PhoBERT: Pre-trained language models for Vietnamese (EMNLP-2020 Findings)
MIT License
636 stars 92 forks source link

phoBERT model output is not compatible with neural machine translation #31

Closed minhsphuc12 closed 3 years ago

minhsphuc12 commented 3 years ago
from transformers import AutoModel, AutoTokenizer
import os
model_choice = 'vinai/phobert-large'
tokenizer = AutoTokenizer.from_pretrained(model_choice)
model = AutoModel.from_pretrained(model_choice)
text = 'Trái_Đất'
batch = tokenizer.prepare_seq2seq_batch(src_texts = [text], return_tensors = 'pt')
translation = model.generate(**batch) # error happens here
tokenizer.batch_decode(translation, skip_special_tokens=True)
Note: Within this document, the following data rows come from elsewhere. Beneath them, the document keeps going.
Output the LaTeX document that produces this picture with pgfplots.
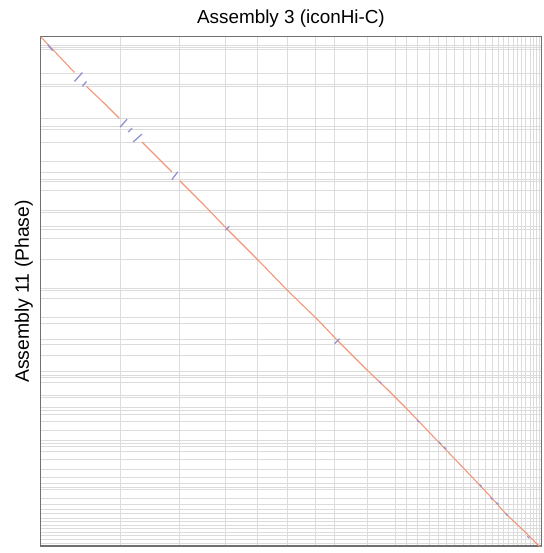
\documentclass[border=0pt]{standalone}
\usepackage{fontspec}
\setmainfont{Liberation Sans}
\usepackage{pgfplots}
\pgfplotsset{compat=1.18}

\definecolor{framegray}{RGB}{112,112,112}
\definecolor{gridgray}{RGB}{220,220,220}
\definecolor{griddark}{RGB}{176,176,176}
\definecolor{fwd}{RGB}{242,150,120}
\definecolor{rev}{RGB}{145,145,212}

\begin{document}
\begin{tikzpicture}
\begin{axis}[
  scale only axis,
  width=504pt, height=513pt,
  xmin=41, xmax=545, ymin=37, ymax=550,
  y dir=reverse,
  axis line style={draw=framegray, line width=1.4pt},
  % contig boundaries of the two assemblies
  xtick={121,181,227,259,289,318,337,370,398,409,420,432,441,450,458,467,474,482,489,496,502,507,512,517,521,525,529,534,537,540,543},
  ytick={46,48,50,74,85,87,127,130,143,163,174,181,183,192,212,214,228,231,240,261,290,292,300,320,326,342,347,358,378,380,385,398,400,410,413,417,424,433,443,446,450,455,463,473,487,491,493,502,508,513,517,522,525,529,532,536,539,543,547},
  extra y ticks={119,374,481},
  extra tick style={grid style={draw=griddark, line width=0.8pt}},
  xticklabels={}, yticklabels={},
  extra y tick labels={},
  major tick length=0pt,
  grid=major,
  major grid style={draw=gridgray, line width=0.8pt},
  unbounded coords=jump,
  clip=true,
]
% forward alignments
\addplot[fwd, line width=1.1pt] coordinates {
  (41,37) (58,55) (75,73) (nan,nan)
  (87,87) (104,103) (120,119) (nan,nan)
  (143,143) (158,158) (173,173) (nan,nan)
  (181,182) (205,206) (228,230) (260,262) (290,293) (320,322) (340,343)
  (370,373) (390,392) (410,412) (430,433) (452,456) (475,480)
  (493,499) (510,518) (527,534) (544,551)
};
% reverse alignments (inversions)
\addplot[rev, line width=1.3pt] coordinates {
  (48,45) (53,51) (nan,nan)
  (75,82) (83,73) (nan,nan)
  (83,87) (87,82) (nan,nan)
  (121,128) (128,120) (nan,nan)
  (129,133) (133,129) (nan,nan)
  (134,143) (143,135) (nan,nan)
  (173,181) (179,173) (nan,nan)
  (227,232) (231,228) (nan,nan)
  (337,346) (342,341) (nan,nan)
  (382,384) (384,386) (nan,nan)
  (420,423) (422,425) (nan,nan)
  (442,445) (444,447) (nan,nan)
  (447,450) (449,452) (nan,nan)
  (483,488) (485,490) (nan,nan)
  (494,501) (496,503) (nan,nan)
  (500,506) (502,508) (nan,nan)
  (509,517) (511,519) (nan,nan)
  (531,540) (533,542)
};
\end{axis}
\node[anchor=base, font=\fontsize{19}{22}\selectfont]
  at ([yshift=13pt]current axis.north) {Assembly 3 (iconHi-C)};
\node[anchor=base, rotate=90, font=\fontsize{19.5}{22}\selectfont]
  at ([xshift=-12pt]current axis.west) {Assembly 11 (Phase)};
\path ([shift={(-41pt,-3pt)}]current axis.south west)
      ([shift={(2pt,37pt)}]current axis.north east);
\end{tikzpicture}
\end{document}
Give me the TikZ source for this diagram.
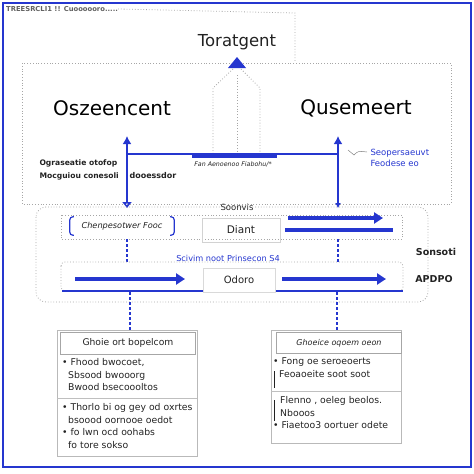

Error message 'BaseModelOutputWithPoolingAndCrossAttentions' object has no attribute 'logits' tells that phoBERT output is BaseModelOutputWithPoolingAndCrossAttentions, while generation utility would only works with CausalLMOutput which has logits attribute.
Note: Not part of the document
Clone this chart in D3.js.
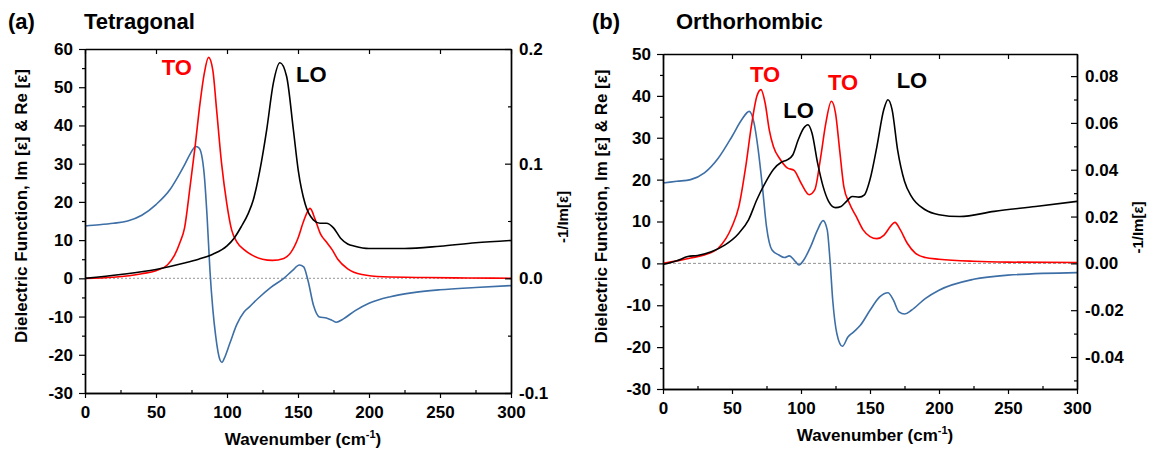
<!DOCTYPE html>
<html>
<head>
<meta charset="utf-8">
<script src="https://cdn.jsdelivr.net/npm/d3@7/dist/d3.min.js"></script>
<style>
  body { margin: 0; background: #fff; }
  svg text { font-family: Arial, "Liberation Sans", sans-serif; font-weight: bold; }
</style>
</head>
<body>
<svg id="chart" width="1158" height="453"></svg>
<script>
/*
Dielectric function, two panels
Re[eps] (blue), Im[eps] (red) on left axis, loss -1/Im (black) on right axis
*/

// ---- Data: (a) Tetragonal, [wavenumber, value] ----
var tetraRe = [[0,13.7],[10,14.0],[20,14.4],[30,15.0],[40,16.5],[50,19.3],[60,23.3],[65,26.3],[70,29.6],[74,32.5],
  [78,34.5],[80,34.2],[82,32.5],[84,27],[86,16],[88,2],[90,-8],[92,-15],[95,-21.3],[96.5,-22],[98,-21],[102,-17],
  [107,-12],[112,-8.8],[116,-7.4],[122,-5.2],[130,-2.6],[140,0],[146,2],[151,3.5],[154,3],[157,-0.5],[161,-7.2],
  [165,-10.1],[170,-10.4],[174,-11],[177,-11.5],[182,-10.6],[190,-8.5],[200,-6.5],[215,-4.8],[230,-3.8],[250,-3.0],
  [275,-2.4],[300,-1.9]];
var tetraIm = [[0,0],[20,0.3],[40,1.2],[50,2.0],[58,3.5],[63,6],[67,9.5],[70,13],[74,24],[77.5,34.4],[81,45.8],
  [84,53.6],[87,57.8],[90,54.5],[92.7,44],[96.2,30],[99.8,19.7],[103.3,12.6],[107,9.5],[112,7.5],[118,6],[125,5],
  [132,4.7],[140,5.2],[145,6.8],[150,10.5],[154,15],[158.5,18.3],[162,15.5],[166,11.5],[170,9.5],[174,7.5],[178,5.0],
  [185,2.5],[195,1.0],[210,0.4],[240,0.2],[270,0.1],[300,0]];
var tetraLoss = [[0,0],[25,0.0033],[50,0.0077],[70,0.0133],[80,0.0167],[90,0.021],[100,0.0283],[105,0.035],
  [110,0.045],[115,0.0567],[118.5,0.0683],[123,0.0933],[128,0.13],[132.6,0.17],[137.3,0.188],[142,0.176],
  [146.7,0.13],[150.2,0.094],[155,0.065],[160.8,0.051],[165.5,0.048],[170,0.048],[175,0.044],[180,0.035],
  [185,0.03],[190,0.028],[200,0.026],[225,0.026],[250,0.028],[275,0.031],[300,0.033]];
var tetraLabels = [["TO",54,53.2],["LO",148.6,51.4]];

// ---- Data: (b) Orthorhombic ----
var orthoRe = [[0,19.2],[10,19.6],[20,20.0],[30,21.6],[40,25.1],[50,30.3],[57,34.3],[62.5,36.3],[66,33.5],[69,27.1],
  [72,18.4],[75,8.8],[79,3.2],[84,2.0],[88,1.4],[91.5,1.8],[96,0.4],[98.5,-0.4],[102,0.8],[107,4.0],[112,8.0],
  [116,10.2],[119,8.0],[121,0.8],[123,-8.8],[126,-16.8],[130,-19.8],[134,-17.6],[138,-16.4],[143,-14.8],[150,-11.2],
  [157,-8.0],[163,-7.0],[167,-8.8],[171,-11.6],[175,-12.1],[180,-11.2],[190,-8.4],[200,-6.4],[225,-3.8],[250,-2.8],
  [300,-2.2]];
var orthoIm = [[0,0],[10,0.6],[20,1.3],[30,2.0],[40,3.6],[50,8.8],[55,13.6],[60,23.2],[64,32.7],[68,39.9],[71,41.5],
  [74,38.3],[77,31.9],[80,27.9],[85,24.8],[90,22.8],[95,22.2],[100,19.2],[106,16.4],[110,17.6],[114,24.8],[118,33.5],
  [122,38.7],[125,35.9],[128,27.1],[131,18.4],[135,14.4],[140,11.2],[145,8.0],[150,6.4],[155,5.9],[160,6.7],[165,8.9],
  [168,9.8],[172,8.0],[177,4.8],[183,2.4],[190,1.4],[200,1.0],[225,0.5],[250,0.3],[300,0.2]];
var orthoLoss = [[0,-0.0005],[10,0.0011],[18,0.0029],[25,0.0034],[35,0.005],[45,0.0079],[55,0.0129],[62,0.0186],
  [68,0.0272],[74,0.0343],[80,0.0401],[86,0.0433],[90,0.0442],[94,0.0463],[98,0.0528],[102,0.0578],[105,0.0592],
  [108,0.0556],[112,0.0429],[116,0.0329],[120,0.0265],[125,0.0238],[129,0.0243],[133,0.0265],[137,0.0286],
  [142,0.0283],[146,0.0293],[150,0.0358],[155,0.0499],[160,0.0657],[163,0.0699],[166,0.0657],[170,0.0485],
  [175,0.0351],[180,0.0286],[190,0.0229],[200,0.0208],[215,0.02],[240,0.0222],[270,0.0243],[300,0.0265]];
var orthoLabels = [["TO",63,43.3],["LO",87.2,34.7],["TO",119.6,41.4],["LO",169.3,41.8]];

// ---- Axis ticks ----
var xTicks = [0, 50, 100, 150, 200, 250, 300];
var xMinor = [25, 75, 125, 175, 225, 275];
var tetraYTicks = [-30, -20, -10, 0, 10, 20, 30, 40, 50, 60];
var tetraY2Ticks = [-0.1, 0, 0.1, 0.2];
var tetraY2Minor = [-0.05, 0.05, 0.15];
var orthoYTicks = [-30, -20, -10, 0, 10, 20, 30, 40, 50];
var orthoY2Ticks = [-0.04, -0.02, 0, 0.02, 0.04, 0.06, 0.08];
var orthoY2Minor = [-0.05, -0.03, -0.01, 0.01, 0.03, 0.05, 0.07];

var BLUE = "#3d6fa6", RED = "#ff0000", BLACK = "#000";

var svg = d3.select("#chart");

function translate(x, y) { return "translate(" + x + "," + y + ")"; }

function midpoints(t) {
  var out = [];
  for (var i = 0; i < t.length - 1; i++) out.push((t[i] + t[i + 1]) / 2);
  return out;
}

function drawPanel(p) {
  var g = svg.append("g").attr("transform", translate(p.x0, p.y0));

  var x = d3.scaleLinear().domain([0, 300]).range([0, p.w]);
  var y = d3.scaleLinear().domain(p.yDom).range([p.h, 0]);
  var y2 = d3.scaleLinear().domain(p.y2Dom).range([p.h, 0]);

  // zero reference line
  g.append("line")
    .attr("x1", 0).attr("x2", p.w)
    .attr("y1", y(0)).attr("y2", y(0))
    .style("stroke", p.zeroColor)
    .style("stroke-width", p.zeroWidth)
    .style("stroke-dasharray", p.zeroDash);

  var line = d3.line().x(function(d) { return x(d[0]); }).y(function(d) { return y(d[1]); })
    .curve(d3.curveMonotoneX);
  var line2 = d3.line().x(function(d) { return x(d[0]); }).y(function(d) { return y2(d[1]); })
    .curve(d3.curveMonotoneX);

  g.append("path").attr("d", line(p.re)).style("fill", "none").style("stroke", BLUE).style("stroke-width", 1.6);
  g.append("path").attr("d", line(p.im)).style("fill", "none").style("stroke", RED).style("stroke-width", 1.6);
  g.append("path").attr("d", line2(p.loss)).style("fill", "none").style("stroke", BLACK).style("stroke-width", 1.6);

  // mode labels
  g.selectAll("text.mode").data(p.labels).enter().append("text")
    .attr("class", "mode")
    .attr("x", function(d) { return x(d[1]); })
    .attr("y", function(d) { return y(d[2]); })
    .style("font-size", "22px")
    .style("fill", function(d) { return d[0] == "TO" ? RED : BLACK; })
    .text(function(d) { return d[0]; });

  // axes
  var axes = [];
  axes.push(g.append("g").call(d3.axisLeft(y).tickValues(p.yTicks).tickSize(6).tickPadding(6)
    .tickSizeOuter(0).tickFormat(function(d) { return String(d); })));
  axes.push(g.append("g").call(d3.axisLeft(y).tickValues(midpoints(p.yTicks)).tickSize(3)
    .tickSizeOuter(0).tickFormat("")));
  axes.push(g.append("g").attr("transform", translate(0, p.h))
    .call(d3.axisBottom(x).tickValues(xTicks).tickSize(5).tickPadding(8).tickSizeOuter(0)));
  axes.push(g.append("g").attr("transform", translate(0, p.h))
    .call(d3.axisBottom(x).tickValues(xMinor).tickSize(-3).tickSizeOuter(0).tickFormat("")));
  axes.push(g.append("g")
    .call(d3.axisTop(x).tickValues(xTicks).tickSize(-5).tickSizeOuter(0).tickFormat("")));
  axes.push(g.append("g").attr("transform", translate(p.w, 0))
    .call(d3.axisRight(y2).tickValues(p.y2Ticks).tickSize(-6).tickPadding(8).tickSizeOuter(0)
      .tickFormat(function(d) { return d.toFixed(p.y2Digits); })));
  axes.push(g.append("g").attr("transform", translate(p.w, 0))
    .call(d3.axisRight(y2).tickValues(p.y2Minor).tickSize(-3).tickSizeOuter(0).tickFormat("")));

  axes.forEach(function(a) {
    a.selectAll("path.domain").style("stroke", "#000").style("stroke-width", 1.4);
    a.selectAll(".tick line").style("stroke", "#000").style("stroke-width", 1.2);
    a.selectAll(".tick text").style("font-size", "17px").style("font-family", null).style("fill", "#000");
    a.attr("font-family", null).attr("font-size", null);
  });

  // axis titles
  g.append("text")
    .attr("transform", translate(p.yTitleX, p.h / 2 - 15) + " rotate(-90)")
    .style("text-anchor", "middle")
    .style("font-size", "17px")
    .text("Dielectric Function, Im [\u03b5] & Re [\u03b5]");

  g.append("text")
    .attr("transform", translate(p.w + p.y2TitleX, p.h / 2 + p.y2TitleDy) + " rotate(-90)")
    .style("text-anchor", "middle")
    .style("font-size", "15px")
    .text("-1/Im[\u03b5]");

  var xt = g.append("text")
    .attr("x", p.w / 2 + 5)
    .attr("y", p.h + 52)
    .style("text-anchor", "middle")
    .style("font-size", "17px");
  xt.append("tspan").text("Wavenumber (cm");
  xt.append("tspan").attr("dy", -7).style("font-size", "11px").text("-1");
  xt.append("tspan").attr("dy", 7).text(")");

  // panel titles
  svg.append("text").attr("x", p.tagX).attr("y", 29).style("font-size", "22px").text(p.tag);
  svg.append("text").attr("x", p.nameX).attr("y", 29).style("font-size", "22px").text(p.name);
}

drawPanel({
  x0: 85, y0: 49, w: 426, h: 344,
  yDom: [-30, 60], y2Dom: [-0.1, 0.2],
  yTicks: tetraYTicks, y2Ticks: tetraY2Ticks, y2Minor: tetraY2Minor, y2Digits: 1,
  re: tetraRe, im: tetraIm, loss: tetraLoss, labels: tetraLabels,
  zeroColor: "#aaa", zeroWidth: 1.3, zeroDash: "2,2",
  yTitleX: -58, y2TitleX: 57, y2TitleDy: -4,
  tag: "(a)", tagX: 8, name: "Tetragonal", nameX: 84
});

drawPanel({
  x0: 663, y0: 54, w: 414, h: 335,
  yDom: [-30, 50], y2Dom: [-30 / 559, 50 / 559],
  yTicks: orthoYTicks, y2Ticks: orthoY2Ticks, y2Minor: orthoY2Minor, y2Digits: 2,
  re: orthoRe, im: orthoIm, loss: orthoLoss, labels: orthoLabels,
  zeroColor: "#777", zeroWidth: 0.8, zeroDash: "3,2",
  yTitleX: -56, y2TitleX: 66, y2TitleDy: 6,
  tag: "(b)", tagX: 592, name: "Orthorhombic", nameX: 676
});
</script>
</body>
</html>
As read from phoBERT official pages, I do not assume that machine translation is a feature. I just want to ask the author to verify if the real reason for the error message above is phoBERT does not support machine translation yet, or am I missing something here?

Thanks a lot.

datquocnguyen commented 3 years ago

Yes, PhoBERT does not support machine translation.